WHAT TO DO:
Retype each line exactly. Skip images.

SOURCE EXCERPT:
»»
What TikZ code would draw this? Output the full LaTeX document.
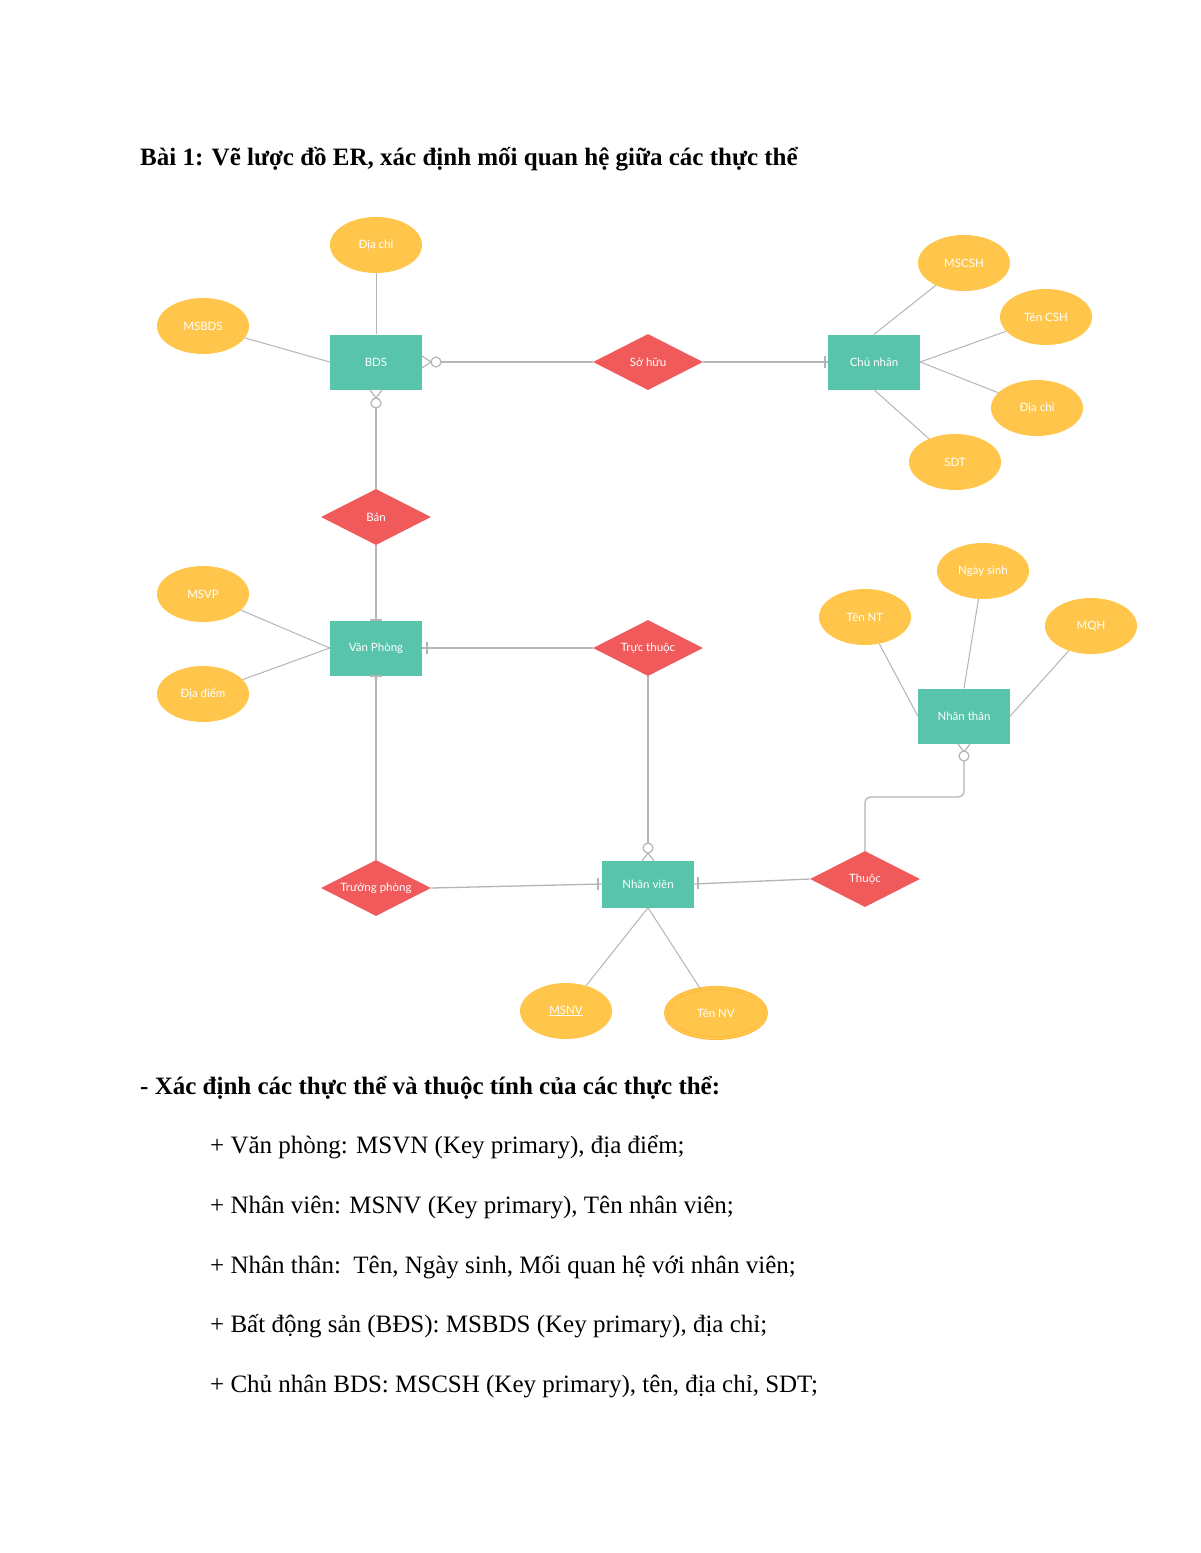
\documentclass[tikz,border=0pt]{standalone}
\usepackage{fontspec}
\setmainfont{Liberation Serif}
\newfontfamily\lab{Lato}
\usetikzlibrary{shapes.geometric}
\begin{document}
\begin{tikzpicture}[x=1pt,y=-1pt,
  ent/.style={fill=ecol,minimum width=92pt,minimum height=55pt,text=white,font=\lab\fontsize{11.5}{12}\selectfont,inner sep=0},
  rel/.style={diamond,fill=rcol,minimum width=110pt,minimum height=56pt,text=white,font=\lab\fontsize{11.5}{12}\selectfont,inner sep=0,aspect=2},
  att/.style={ellipse,fill=acol,minimum width=92pt,minimum height=56pt,text=white,font=\lab\fontsize{11.5}{12}\selectfont,inner sep=0},
  ln/.style={draw=lcol,line width=1.3pt},
  mk/.style={draw=lcol,line width=1.2pt,fill=white}]
\definecolor{ecol}{HTML}{57C4AB}
\definecolor{rcol}{HTML}{F05A5B}
\definecolor{acol}{HTML}{FFC64B}
\definecolor{lcol}{HTML}{B5B5B5}
\useasboundingbox[fill=white] (0,0) rectangle (1200,1553);
\node[anchor=base west,inner sep=0,font=\bfseries\fontsize{25}{28}\selectfont] (title) at (140,165) {Bài 1: Vẽ lược đồ ER, xác định mối quan hệ giữa các thực thể};
% entities
\node[ent] (bds) at (376,362) {BDS};
\node[ent] (cn) at (874,362) {Chủ nhân};
\node[ent] (vp) at (376,648) {Văn Phòng};
\node[ent,minimum height=47pt] (nv) at (648,884) {Nhân viên};
\node[ent] (nt) at (964,716) {Nhân thân};
% relations
\node[rel] (sh) at (648,362) {Sở hữu};
\node[rel] (ban) at (376,517) {Bán};
\node[rel] (tt) at (648,648) {Trực thuộc};
\node[rel] (tp) at (376,888) {Trưởng phòng};
\node[rel] (th) at (865,879) {Thuộc};
% attributes
\node[att] (dc1) at (376,245) {Địa chỉ};
\node[att] (msbds) at (203,326) {MSBDS};
\node[att] (mscsh) at (964,263) {MSCSH};
\node[att] (tcsh) at (1046,317) {Tên CSH};
\node[att] (dc2) at (1037,408) {Địa chỉ};
\node[att] (sdt) at (955,462) {SDT};
\node[att] (msvp) at (203,594) {MSVP};
\node[att] (dd) at (203,694) {Địa điểm};
\node[att] (tnt) at (865,617) {Tên NT};
\node[att] (ns) at (983,571) {Ngày sinh};
\node[att] (mqh) at (1091,626) {MQH};
\node[att] (msnv) at (566,1011) {\underline{MSNV}};
\node[att,minimum width=100pt,minimum height=50pt,draw=acol!85!orange,line width=1pt,double=acol,double distance=2pt] (tnv) at (716,1013) {Tên NV};
% attribute lines
\begin{scope}[ln,line width=1pt]
\draw (dc1) -- (bds);
\draw (msbds) -- (bds.west);
\draw (cn.north) -- (mscsh);
\draw (cn.east) -- (tcsh);
\draw (cn.east) -- (dc2);
\draw (cn.south) -- (sdt);
\draw (msvp) -- (vp.west);
\draw (dd) -- (vp.west);
\draw (nt.west) -- (tnt);
\draw (nt.north) -- (ns);
\draw (nt.east) -- (mqh);
\draw (nv.south) -- (msnv);
\draw (nv.south) -- (tnv);
\end{scope}
% relation lines
\draw[ln] (sh) -- (cn);
\draw[ln] (sh) -- (441,362);
\draw[ln] (ban) -- (376,408);
\draw[ln] (ban) -- (vp);
\draw[ln] (tt) -- (vp);
\draw[ln] (tt) -- (648,852);
\draw[ln] (tp) -- (vp);
\draw[ln] (tp.east) -- (nv.west);
\draw[ln] (th.west) -- (nv.east);
\draw[ln,rounded corners=6pt] (th.north) -- (865,797) -- (964,797) -- (964,761);
% markers
\draw[mk,fill=none] (422,356) -- (431,362) -- (422,368);
\draw[mk] (436,362) circle (5);
\draw[mk,fill=none] (370,390) -- (376,398) -- (382,390);
\draw[mk] (376,403) circle (5);
\draw[mk] (825,356) -- (825,368);
\draw[mk] (370,620) -- (382,620);
\draw[mk] (427,642) -- (427,654);
\draw[mk] (370,676) -- (382,676);
\draw[mk,fill=none] (642,861) -- (648,853) -- (654,861);
\draw[mk] (648,848) circle (5);
\draw[mk] (598,878) -- (598,890);
\draw[mk] (698,877) -- (698,889);
\draw[mk,fill=none] (958,744) -- (964,752) -- (970,744);
\draw[mk] (964,756) circle (5);
% text
\begin{scope}[every node/.style={anchor=base west,inner sep=0,font=\fontsize{25}{28}\selectfont}]
\node[font=\bfseries\fontsize{25}{28}\selectfont] (h2) at (140,1094) {- Xác định các thực thể và thuộc tính của các thực thể:};
\node (l1) at (210,1153) {+ Văn phòng: MSVN (Key primary), địa điểm;};
\node (l2) at (210,1213) {+ Nhân viên: MSNV (Key primary), Tên nhân viên;};
\node (l3) at (210,1273) {+ Nhân thân:\ \ Tên, Ngày sinh, Mối quan hệ với nhân viên;};
\node (l4) at (210,1332) {+ Bất động sản (BĐS): MSBDS (Key primary), địa chỉ;};
\node (l5) at (210,1392) {+ Chủ nhân BDS: MSCSH (Key primary), tên, địa chỉ, SDT;};
\end{scope}
\end{tikzpicture}
\end{document}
««
SOLUTION FOR THIS EXERCISE:
What TikZ code would draw this? Output the full LaTeX document.
\documentclass[tikz,border=0pt]{standalone}
\usepackage{fontspec}
\setmainfont{Liberation Serif}
\newfontfamily\lab{Lato}
\usetikzlibrary{shapes.geometric}
\begin{document}
\begin{tikzpicture}[x=1pt,y=-1pt,
  ent/.style={fill=ecol,minimum width=92pt,minimum height=55pt,text=white,font=\lab\fontsize{11.5}{12}\selectfont,inner sep=0},
  rel/.style={diamond,fill=rcol,minimum width=110pt,minimum height=56pt,text=white,font=\lab\fontsize{11.5}{12}\selectfont,inner sep=0,aspect=2},
  att/.style={ellipse,fill=acol,minimum width=92pt,minimum height=56pt,text=white,font=\lab\fontsize{11.5}{12}\selectfont,inner sep=0},
  ln/.style={draw=lcol,line width=1.3pt},
  mk/.style={draw=lcol,line width=1.2pt,fill=white}]
\definecolor{ecol}{HTML}{57C4AB}
\definecolor{rcol}{HTML}{F05A5B}
\definecolor{acol}{HTML}{FFC64B}
\definecolor{lcol}{HTML}{B5B5B5}
\useasboundingbox[fill=white] (0,0) rectangle (1200,1553);
\node[anchor=base west,inner sep=0,font=\bfseries\fontsize{25}{28}\selectfont] (title) at (140,165) {Bài 1: Vẽ lược đồ ER, xác định mối quan hệ giữa các thực thể};
% entities
\node[ent] (bds) at (376,362) {BDS};
\node[ent] (cn) at (874,362) {Chủ nhân};
\node[ent] (vp) at (376,648) {Văn Phòng};
\node[ent,minimum height=47pt] (nv) at (648,884) {Nhân viên};
\node[ent] (nt) at (964,716) {Nhân thân};
% relations
\node[rel] (sh) at (648,362) {Sở hữu};
\node[rel] (ban) at (376,517) {Bán};
\node[rel] (tt) at (648,648) {Trực thuộc};
\node[rel] (tp) at (376,888) {Trưởng phòng};
\node[rel] (th) at (865,879) {Thuộc};
% attributes
\node[att] (dc1) at (376,245) {Địa chỉ};
\node[att] (msbds) at (203,326) {MSBDS};
\node[att] (mscsh) at (964,263) {MSCSH};
\node[att] (tcsh) at (1046,317) {Tên CSH};
\node[att] (dc2) at (1037,408) {Địa chỉ};
\node[att] (sdt) at (955,462) {SDT};
\node[att] (msvp) at (203,594) {MSVP};
\node[att] (dd) at (203,694) {Địa điểm};
\node[att] (tnt) at (865,617) {Tên NT};
\node[att] (ns) at (983,571) {Ngày sinh};
\node[att] (mqh) at (1091,626) {MQH};
\node[att] (msnv) at (566,1011) {\underline{MSNV}};
\node[att,minimum width=100pt,minimum height=50pt,draw=acol!85!orange,line width=1pt,double=acol,double distance=2pt] (tnv) at (716,1013) {Tên NV};
% attribute lines
\begin{scope}[ln,line width=1pt]
\draw (dc1) -- (bds);
\draw (msbds) -- (bds.west);
\draw (cn.north) -- (mscsh);
\draw (cn.east) -- (tcsh);
\draw (cn.east) -- (dc2);
\draw (cn.south) -- (sdt);
\draw (msvp) -- (vp.west);
\draw (dd) -- (vp.west);
\draw (nt.west) -- (tnt);
\draw (nt.north) -- (ns);
\draw (nt.east) -- (mqh);
\draw (nv.south) -- (msnv);
\draw (nv.south) -- (tnv);
\end{scope}
% relation lines
\draw[ln] (sh) -- (cn);
\draw[ln] (sh) -- (441,362);
\draw[ln] (ban) -- (376,408);
\draw[ln] (ban) -- (vp);
\draw[ln] (tt) -- (vp);
\draw[ln] (tt) -- (648,852);
\draw[ln] (tp) -- (vp);
\draw[ln] (tp.east) -- (nv.west);
\draw[ln] (th.west) -- (nv.east);
\draw[ln,rounded corners=6pt] (th.north) -- (865,797) -- (964,797) -- (964,761);
% markers
\draw[mk,fill=none] (422,356) -- (431,362) -- (422,368);
\draw[mk] (436,362) circle (5);
\draw[mk,fill=none] (370,390) -- (376,398) -- (382,390);
\draw[mk] (376,403) circle (5);
\draw[mk] (825,356) -- (825,368);
\draw[mk] (370,620) -- (382,620);
\draw[mk] (427,642) -- (427,654);
\draw[mk] (370,676) -- (382,676);
\draw[mk,fill=none] (642,861) -- (648,853) -- (654,861);
\draw[mk] (648,848) circle (5);
\draw[mk] (598,878) -- (598,890);
\draw[mk] (698,877) -- (698,889);
\draw[mk,fill=none] (958,744) -- (964,752) -- (970,744);
\draw[mk] (964,756) circle (5);
% text
\begin{scope}[every node/.style={anchor=base west,inner sep=0,font=\fontsize{25}{28}\selectfont}]
\node[font=\bfseries\fontsize{25}{28}\selectfont] (h2) at (140,1094) {- Xác định các thực thể và thuộc tính của các thực thể:};
\node (l1) at (210,1153) {+ Văn phòng: MSVN (Key primary), địa điểm;};
\node (l2) at (210,1213) {+ Nhân viên: MSNV (Key primary), Tên nhân viên;};
\node (l3) at (210,1273) {+ Nhân thân:\ \ Tên, Ngày sinh, Mối quan hệ với nhân viên;};
\node (l4) at (210,1332) {+ Bất động sản (BĐS): MSBDS (Key primary), địa chỉ;};
\node (l5) at (210,1392) {+ Chủ nhân BDS: MSCSH (Key primary), tên, địa chỉ, SDT;};
\end{scope}
\end{tikzpicture}
\end{document}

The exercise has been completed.